For this exercise, repeat all of the material verbatim apart from its images.

-- START --

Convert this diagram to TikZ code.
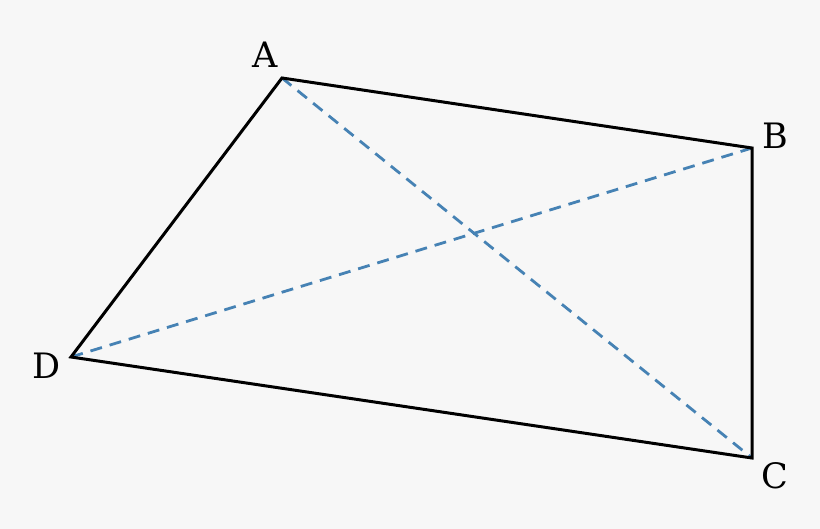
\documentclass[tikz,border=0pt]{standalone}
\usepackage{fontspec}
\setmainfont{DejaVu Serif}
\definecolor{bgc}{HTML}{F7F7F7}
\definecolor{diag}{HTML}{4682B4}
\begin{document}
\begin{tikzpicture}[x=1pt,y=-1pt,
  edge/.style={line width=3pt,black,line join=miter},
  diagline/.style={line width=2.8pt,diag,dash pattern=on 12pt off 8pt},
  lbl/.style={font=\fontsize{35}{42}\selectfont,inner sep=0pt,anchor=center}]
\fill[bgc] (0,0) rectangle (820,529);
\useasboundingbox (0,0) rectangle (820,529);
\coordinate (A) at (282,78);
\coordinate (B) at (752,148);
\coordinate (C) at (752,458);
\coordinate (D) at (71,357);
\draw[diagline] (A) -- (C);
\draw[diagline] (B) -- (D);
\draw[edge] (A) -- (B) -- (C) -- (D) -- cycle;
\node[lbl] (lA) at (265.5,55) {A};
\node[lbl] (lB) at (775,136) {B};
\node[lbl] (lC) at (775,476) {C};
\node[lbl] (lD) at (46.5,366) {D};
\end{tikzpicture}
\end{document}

-- END --

● **Response to the task**:
Convert this diagram to TikZ code.
\documentclass[tikz,border=0pt]{standalone}
\usepackage{fontspec}
\setmainfont{DejaVu Serif}
\definecolor{bgc}{HTML}{F7F7F7}
\definecolor{diag}{HTML}{4682B4}
\begin{document}
\begin{tikzpicture}[x=1pt,y=-1pt,
  edge/.style={line width=3pt,black,line join=miter},
  diagline/.style={line width=2.8pt,diag,dash pattern=on 12pt off 8pt},
  lbl/.style={font=\fontsize{35}{42}\selectfont,inner sep=0pt,anchor=center}]
\fill[bgc] (0,0) rectangle (820,529);
\useasboundingbox (0,0) rectangle (820,529);
\coordinate (A) at (282,78);
\coordinate (B) at (752,148);
\coordinate (C) at (752,458);
\coordinate (D) at (71,357);
\draw[diagline] (A) -- (C);
\draw[diagline] (B) -- (D);
\draw[edge] (A) -- (B) -- (C) -- (D) -- cycle;
\node[lbl] (lA) at (265.5,55) {A};
\node[lbl] (lB) at (775,136) {B};
\node[lbl] (lC) at (775,476) {C};
\node[lbl] (lD) at (46.5,366) {D};
\end{tikzpicture}
\end{document}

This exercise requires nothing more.